Удивителен и… забавен. Ибо писатель не был бы самим собой, если б остался совершенно серьезен. Недаром в своей нобелевской лекции он поставил на одну доску поэтов, пророков и… шутов, «пришествие коих мир спокон веку встречает глумлением». И не случайно слово «ирония» — наряду с «воображением» и «состраданием» — значилось в формулировке его заслуг при вручении ему упомянутой премии. В «Книге имен» юмор автора мягок, по-домашнему ласков и уютен. Вот герой попадает под дождь и приобретает весьма комичный вид — «с каплями на ушах». А вот в лабиринтах архива теряется забредший туда по делу нотариус — и, для того чтобы не умереть с голоду, бедняга вынужден питаться делами (спасибо, что не телами) усопших граждан. Как тут не вспомнить незадачливого персонажа Семена Фарады из фильма «Чародеи»?
И, раз уж мы заговорили о нобелевской лекции, вспомним и то, как охарактеризовал в ней писатель свой самый «архивный» роман: «И тогда подмастерье, словно в попытке изгнать бесов, порожденных слепотой рассудка, стал писать самую простую из своих историй: один человек ищет другого, потому что понимает — ничего важнее не может потребовать от него жизнь. Эта книга называется ‘Все имена’. Все наши имена, хоть и ненаписанные, — здесь. Имена живых и имена мертвых». Подмастерьем, как вы и сами, наверное, догадались, Сарамаго скромно называет самого себя, а «Слепота»— другой его роман, предшествовавший «Книге имен».
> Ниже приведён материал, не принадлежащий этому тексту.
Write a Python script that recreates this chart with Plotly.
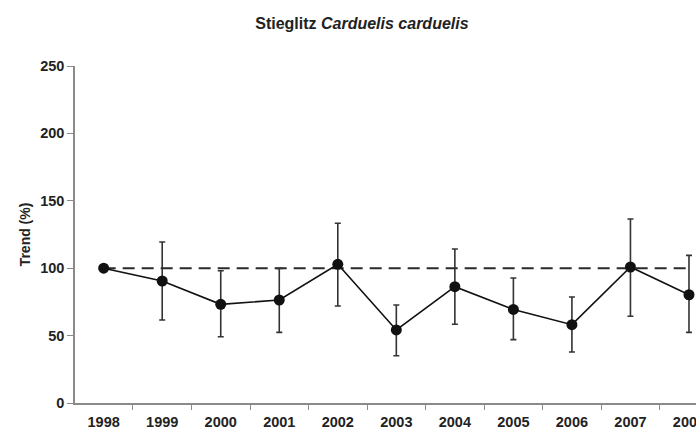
import plotly.graph_objects as go

years = ["1998", "1999", "2000", "2001", "2002", "2003", "2004", "2005", "2006", "2007", "2008"]
trend = [100, 90.5, 73.2, 76.4, 102.9, 54.2, 86.3, 69.4, 58.1, 100.9, 80.3]
upper = [100, 119.4, 98.1, 99.9, 133.3, 72.7, 114.2, 92.7, 78.6, 136.5, 109.5]
lower = [100, 61.6, 49.2, 52.4, 72.0, 35.1, 58.4, 47.0, 37.8, 64.3, 52.4]
baseline = [100] * len(years)

err_plus = [u - t for u, t in zip(upper, trend)]
err_minus = [t - l for t, l in zip(trend, lower)]

txt = "#222222"
axc = "#8a8a8a"
font = "Liberation Sans, Arial, sans-serif"

fig = go.Figure()
fig.add_trace(go.Scatter(
    x=years, y=baseline, mode="lines",
    line=dict(color="#2a2a2a", width=2, dash="12px,7px"),
    hoverinfo="skip", showlegend=False,
))
fig.add_trace(go.Scatter(
    x=years, y=trend, mode="lines+markers",
    line=dict(color="#111111", width=1.6),
    marker=dict(color="#111111", size=11),
    error_y=dict(type="data", symmetric=False, array=err_plus, arrayminus=err_minus,
                 color="#333333", thickness=1.6, width=3),
    showlegend=False,
))

tickf = dict(size=14.5, color=txt, family=font, weight="bold")

fig.update_layout(
    width=696, height=433,
    margin=dict(l=75, r=0, t=66, b=30),
    paper_bgcolor="white", plot_bgcolor="white",
    font=dict(family=font, size=13, color=txt),
    title=dict(text="Stieglitz <i>Carduelis carduelis</i>", x=0.52, xanchor="center",
               y=0.947, yanchor="middle", font=dict(size=16, color=txt, family=font, weight="bold")),
    xaxis=dict(
        type="category", range=[-0.49, 10.12], automargin=False,
        tickson="boundaries", ticks="outside", ticklen=5, tickcolor=axc,
        showline=True, linecolor=axc, linewidth=1.5, showgrid=False, zeroline=False,
        tickfont=tickf, ticklabelstandoff=5,
    ),
    yaxis=dict(
        range=[0, 250], tickvals=[0, 50, 100, 150, 200, 250], automargin=False,
        ticks="outside", ticklen=6, tickcolor=axc,
        showline=True, linecolor=axc, linewidth=1.5, showgrid=False, zeroline=False,
        tickfont=tickf,
        title=dict(text="Trend (%)", font=dict(size=14, color=txt, family=font, weight="bold"), standoff=6),
    ),
)

fig.write_html("out.html")
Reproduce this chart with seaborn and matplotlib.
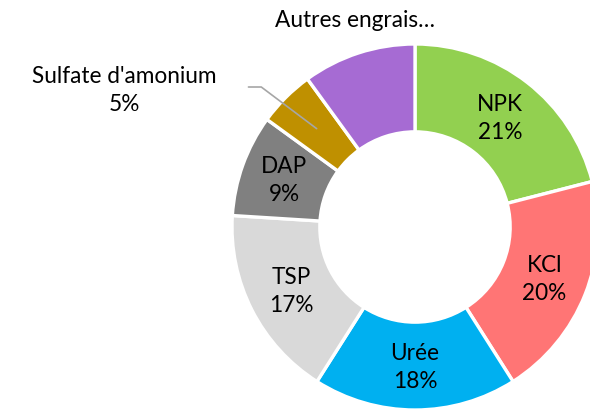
import numpy as np
import matplotlib
matplotlib.use("Agg")
import matplotlib.pyplot as plt
import seaborn as sns

categories = ["NPK", "KCl", "Urée", "TSP", "DAP", "Sulfate d'amonium", "Autres engrais…"]
values = [21, 20, 18, 17, 9, 5, 10]
colors = ["#92D050", "#FF7575", "#00B0F0", "#D9D9D9", "#808080", "#BF9000", "#A66BD3"]

sns.set_theme(style="white")
plt.rcParams['font.family'] = ['Lato', 'DejaVu Sans']

fig = plt.figure(figsize=(5.9, 4.1), dpi=100)
ax = fig.add_axes([0, 0, 1, 1])
R = 1.0
width = 0.48
wedges, _ = ax.pie(values, colors=colors, startangle=90, counterclock=False,
                   radius=R, wedgeprops=dict(width=width, edgecolor="white", linewidth=2.4))

fs = 16.3
ls = 1.42
rmid = R - width / 2
for w, cat, v in zip(wedges, categories, values):
    ang = np.deg2rad((w.theta1 + w.theta2) / 2)
    x, y = rmid * np.cos(ang), rmid * np.sin(ang)
    if cat.startswith("Sulfate"):
        ax.text(-1.59, 0.753, f"{cat}\n{v}%", ha="center", va="center", fontsize=fs,
                color="#000000", linespacing=ls)
        ax.plot([x, -0.84, -0.91], [y, 0.765, 0.765], color="#A6A6A6", lw=1.2)
    elif cat.startswith("Autres"):
        ax.text(-0.33, 1.135, cat, ha="center", va="center", fontsize=fs, color="#000000")
    else:
        ax.text(x, y, f"{cat}\n{v}%", ha="center", va="center", fontsize=fs,
                color="#000000", linespacing=ls)

s = 183.0
ax.set_xlim(-415 / s, (590 - 415) / s)
ax.set_ylim(-(410 - 228) / s, 228 / s)
ax.set_aspect("equal")
ax.axis("off")
fig.savefig("out.png", dpi=100)
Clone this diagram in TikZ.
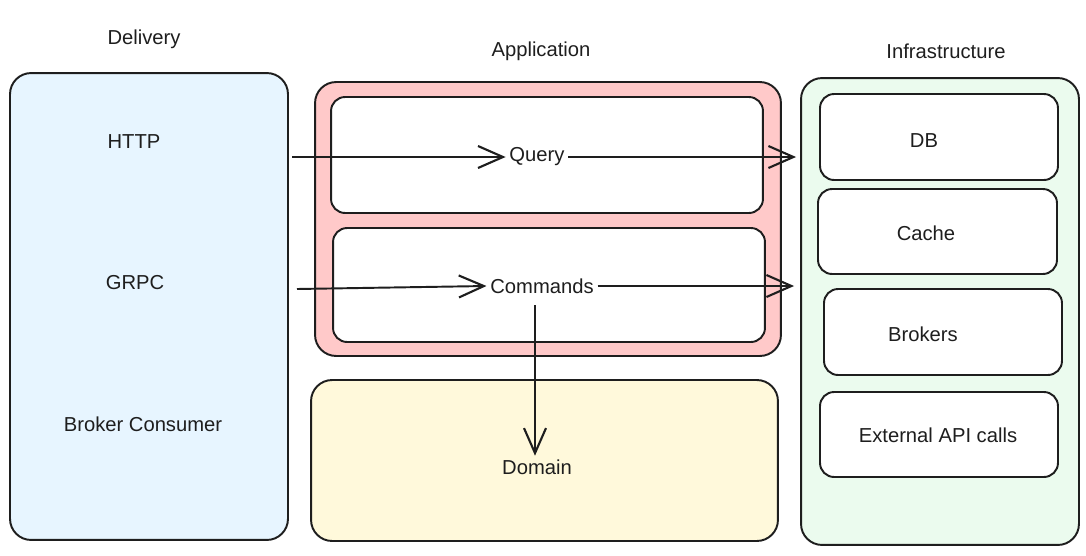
\documentclass[tikz,border=0pt]{standalone}
\usepackage{fontspec}
\setmainfont{Liberation Sans}
\usetikzlibrary{positioning,arrows.meta,calc}
\definecolor{strokegray}{HTML}{1E1E1E}
\definecolor{deliveryblue}{HTML}{E7F5FF}
\definecolor{apppink}{HTML}{FFC9C9}
\definecolor{domainyellow}{HTML}{FFF9DB}
\definecolor{infragreen}{HTML}{EBFBEE}
\tikzset{
  layerbox/.style={
    draw=strokegray,
    line width=1.1pt,
    rounded corners=12pt,
    inner sep=0pt
  },
  innerbox/.style={
    draw=strokegray,
    line width=1.1pt,
    fill=white,
    rounded corners=8pt,
    inner sep=0pt
  },
  labeltext/.style={
    font=\fontsize{11.5}{13}\selectfont,
    text=strokegray,
    inner sep=2pt
  },
  flowarrow/.style={
    -{Straight Barb[length=5mm,width=4.4mm,line width=1.2pt]},
    line width=1.1pt,
    draw=strokegray
  }
}

\begin{document}
\begin{tikzpicture}[x=0.02cm, y=-0.02cm]
    \useasboundingbox (0,0) rectangle (1086,555);

    % layers
    \node[layerbox, fill=deliveryblue, minimum width=5.56cm, minimum height=9.34cm] (delivery) at (149,306.5) {};
    \node[layerbox, fill=apppink, minimum width=9.32cm, minimum height=5.48cm] (application) at (548,219) {};
    \node[layerbox, fill=domainyellow, minimum width=9.34cm, minimum height=3.22cm] (domain) at (544.5,460.5) {};
    \node[layerbox, fill=infragreen, minimum width=5.56cm, minimum height=9.34cm] (infra) at (940,311.5) {};

    \node[labeltext] at (144,39) {Delivery};
    \node[labeltext] at (541,51) {Application};
    \node[labeltext] at (946,51) {Infrastructure};

    % application parts
    \node[innerbox, minimum width=8.64cm, minimum height=2.32cm] (querybox) at (547,155) {};
    \node[innerbox, minimum width=8.64cm, minimum height=2.28cm] (commandbox) at (549,285) {};

    % infrastructure parts
    \node[innerbox, minimum width=4.76cm, minimum height=1.72cm] (db) at (939,137) {};
    \node[innerbox, minimum width=4.78cm, minimum height=1.70cm] (cache) at (937.5,231.5) {};
    \node[innerbox, minimum width=4.76cm, minimum height=1.72cm] (brokers) at (943,332) {};
    \node[innerbox, minimum width=4.76cm, minimum height=1.70cm] (external) at (939,434.5) {};
    \node[labeltext] at (924,141) {DB};
    \node[labeltext] at (926,233) {Cache};
    \node[labeltext] at (923,334) {Brokers};
    \node[labeltext] at (938,435) {External API calls};

    % texts
    \node[labeltext] (http) at (134,142) {HTTP};
    \node[labeltext] (grpc) at (135,283) {GRPC};
    \node[labeltext] (consumer) at (143,424) {Broker Consumer};
    \node[labeltext] (query) at (537,157) {Query};
    \node[labeltext] (commands) at (542,286) {Commands};
    \node[labeltext] (domaintxt) at (537,467) {Domain};

    \coordinate (httpout) at (292,157);
    \coordinate (grpcout) at (297,289);
    \coordinate (cmdout) at (535,305);

    \draw[flowarrow] (httpout) -- (query.west);
    \draw[flowarrow] (grpcout) -- (commands.west);
    \draw[flowarrow] (query.east) -- ($(query.east -| infra.west)+(-4,0)$);
    \draw[flowarrow] (commands.east) -- ($(commands.east -| infra.west)+(-6,0)$);
    \draw[flowarrow] (cmdout) -- (cmdout |- domaintxt.north);

\end{tikzpicture}
\end{document}
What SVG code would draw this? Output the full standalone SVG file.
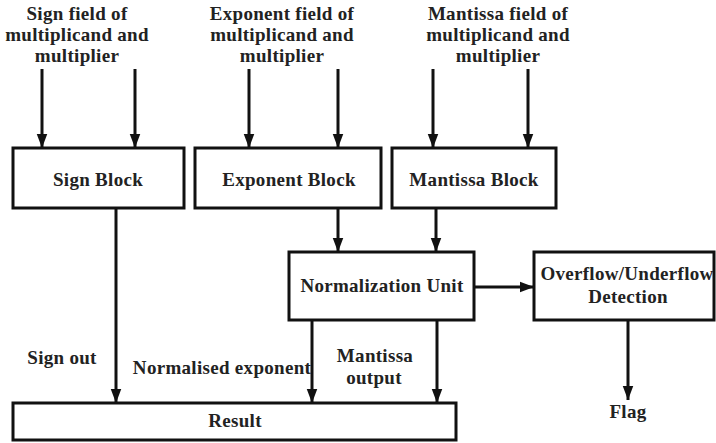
<svg xmlns="http://www.w3.org/2000/svg" width="716" height="443" viewBox="0 0 716 443">
<style>
.box{fill:#fff;stroke:#111;stroke-width:3}
.ln{stroke:#111;stroke-width:3;fill:none}
.t{font-family:'Liberation Serif','Times New Roman','DejaVu Serif',serif;font-weight:700;font-size:19px;letter-spacing:0.3px;fill:#222;text-anchor:middle}
</style>
<defs>
<marker id="ah" markerUnits="userSpaceOnUse" markerWidth="14" markerHeight="14" viewBox="0 0 16 12" refX="16" refY="6" orient="auto">
<path d="M0,0 L16,6 L0,12 Z" fill="#111"/>
</marker>
</defs>
<rect width="716" height="443" fill="#fff"/>
<g id="labels-top" class="t">
<text x="77" y="20">Sign field of</text>
<text x="77" y="41">multiplicand and</text>
<text x="77" y="62">multiplier</text>
<text x="282" y="20">Exponent field of</text>
<text x="282" y="41">multiplicand and</text>
<text x="282" y="62">multiplier</text>
<text x="498" y="20">Mantissa field of</text>
<text x="498" y="41">multiplicand and</text>
<text x="498" y="62">multiplier</text>
</g>
<g id="connectors">
<line class="ln" x1="42" y1="69" x2="42" y2="148" marker-end="url(#ah)"/>
<line class="ln" x1="135" y1="69" x2="135" y2="148" marker-end="url(#ah)"/>
<line class="ln" x1="249" y1="69" x2="249" y2="148" marker-end="url(#ah)"/>
<line class="ln" x1="338" y1="69" x2="338" y2="148" marker-end="url(#ah)"/>
<line class="ln" x1="433" y1="69" x2="433" y2="148" marker-end="url(#ah)"/>
<line class="ln" x1="528" y1="69" x2="528" y2="148" marker-end="url(#ah)"/>
<line class="ln" x1="116" y1="208" x2="116" y2="403" marker-end="url(#ah)"/>
<line class="ln" x1="338" y1="208" x2="338" y2="252" marker-end="url(#ah)"/>
<line class="ln" x1="436" y1="208" x2="436" y2="252" marker-end="url(#ah)"/>
<line class="ln" x1="312" y1="320" x2="312" y2="403" marker-end="url(#ah)"/>
<line class="ln" x1="437" y1="320" x2="437" y2="403" marker-end="url(#ah)"/>
<line class="ln" x1="474" y1="287" x2="534" y2="287" marker-end="url(#ah)"/>
<line class="ln" x1="628" y1="320" x2="628" y2="400" marker-end="url(#ah)"/>
</g>
<g id="sign-block">
<rect class="box" x="13" y="148" width="171" height="60"/>
<text class="t" x="98" y="186">Sign Block</text>
</g>
<g id="exponent-block">
<rect class="box" x="195" y="148" width="186" height="60"/>
<text class="t" x="289" y="186">Exponent Block</text>
</g>
<g id="mantissa-block">
<rect class="box" x="392" y="148" width="164" height="60"/>
<text class="t" x="474" y="186">Mantissa Block</text>
</g>
<g id="normalization-unit">
<rect class="box" x="289" y="252" width="185" height="68"/>
<text class="t" x="382" y="292">Normalization Unit</text>
</g>
<g id="overflow-detection">
<rect class="box" x="534" y="252" width="180" height="68"/>
<text class="t" x="627" y="280">Overflow/Underflow</text>
<text class="t" x="628" y="303">Detection</text>
</g>
<g id="result">
<rect class="box" x="13" y="403" width="443" height="37"/>
<text class="t" x="235" y="427">Result</text>
</g>
<g id="labels-bottom" class="t">
<text x="62" y="364">Sign out</text>
<text x="222" y="374">Normalised exponent</text>
<text x="375" y="362">Mantissa</text>
<text x="374" y="384">output</text>
<text x="628" y="418">Flag</text>
</g>
</svg>
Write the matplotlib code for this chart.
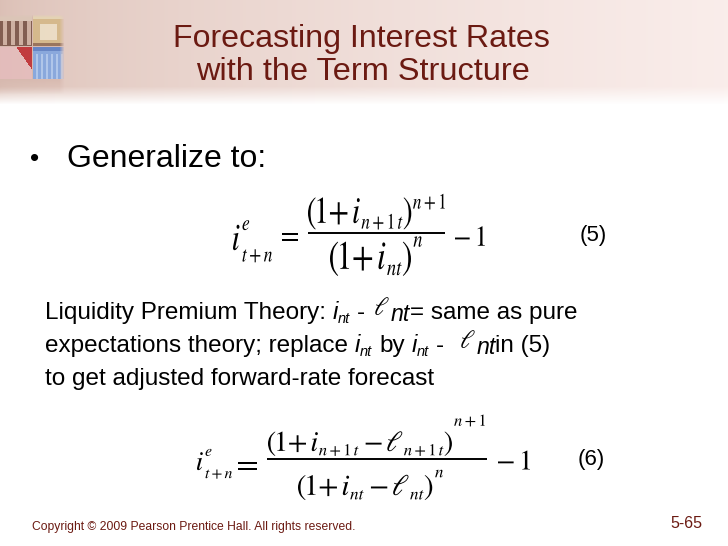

В одной из последних сцен романа герой забирается на кладбище, где встречает пастыря с собакой и овцами. А так как у Сарамаго ничто не происходит случайно, то кто знает, не тот ли это пастух, что ввергал в сомнения юного Иисуса в «Евангелии»? И не тот ли это пес, что был прямым потомком самого Цербера и, ухватив зубами конец синей шерстяной нити, собирал, точно заблудших овец, вместе героев «Каменного плота»? Или, быть может, то был слезный пес из «Слепоты», что так своевременно поддержал и утешил героиню в минуту отчаяния? Персонажи Сарамаго свободно путешествуют из романа в роман, поэтому, прощаясь с героем «Книги имен», не думайте, что прощание это — навек. В одном из следующих произведений писателя — романе «Двойник» — читатель встретит некоего «делопроизводителя из отдела записи гражданских состояний, который уничтожал свидетельства о смерти, причем все их усопшие обладатели, возможно по случайному совпадению, были лицами мужского пола».
Тем, кто уже повстречал этого героя на страницах «Двойника», наверняка небезынтересно будет узнать, как тот дошел до жизни такой, и уже хотя бы ради этого им стоит прочесть «Книгу имен». Нам же предстоит путешествие в глубь веков, в ветхозаветные, допотопные времена — туда, где протекает действие последней — увы! — книги Жозе Сарамаго «Каин». И тут первым, что наверняка бросится в глаза читателю, будут… ну, разумеется, имена. Дело в том, что все имена в романе пишутся со строчной буквы. Возможно, таким образом автор подчеркнул, что действие книги разворачивается в эпоху столь отдаленную от нашего времени, что даже имена собственные с тех пор успели сделаться нарицательными. Как говорится — ничего личного.
И если «Книга имен», как уже было отмечено, ведет свою родословную от романа о докторе Рейсе и предвосхищает «Перебои в смерти», то «Каин» явно подхватывает и развивает тему, впервые прозвучавшую (да что там — прогремевшую!) двадцатью годами раньше — в «Евангелии от Иисуса». В центре повествования вновь оказывается взаимозависимое противостояние человека и бога. Только на этот раз объектом авторского внимания и критического переосмысления становится уже не Новый, но Ветхий завет. В поисках истины писатель возвращается к истокам — к моменту сотворения мира.
Тему обеих книг — и «Евангелия», и «Каина» — весьма условно можно определить как богоборчество. Условно, потому что богоборчество Жозе Сарамаго имеет мало общего как с воинствующим атеизмом представителей левых движений (хотя большую часть жизни писатель и был членом компартии Португалии), так и с показным стремлением иных артистических натур к свободе самовыражения, проявляющемся, как правило, в ниспровержении святынь и осквернении авторитетов. Его невозможно представить ни в опьяненной вседозволенностью толпе, стягивающей крест с колокольни, ни среди тех, кто разрушает храм в собственной душе. Не присущи ему ни хулиганские наклонности Маяковского, грозившего «божику» ножиком, ни нарочито пасторальное озорство Есенина, предлагавшего господу отелиться.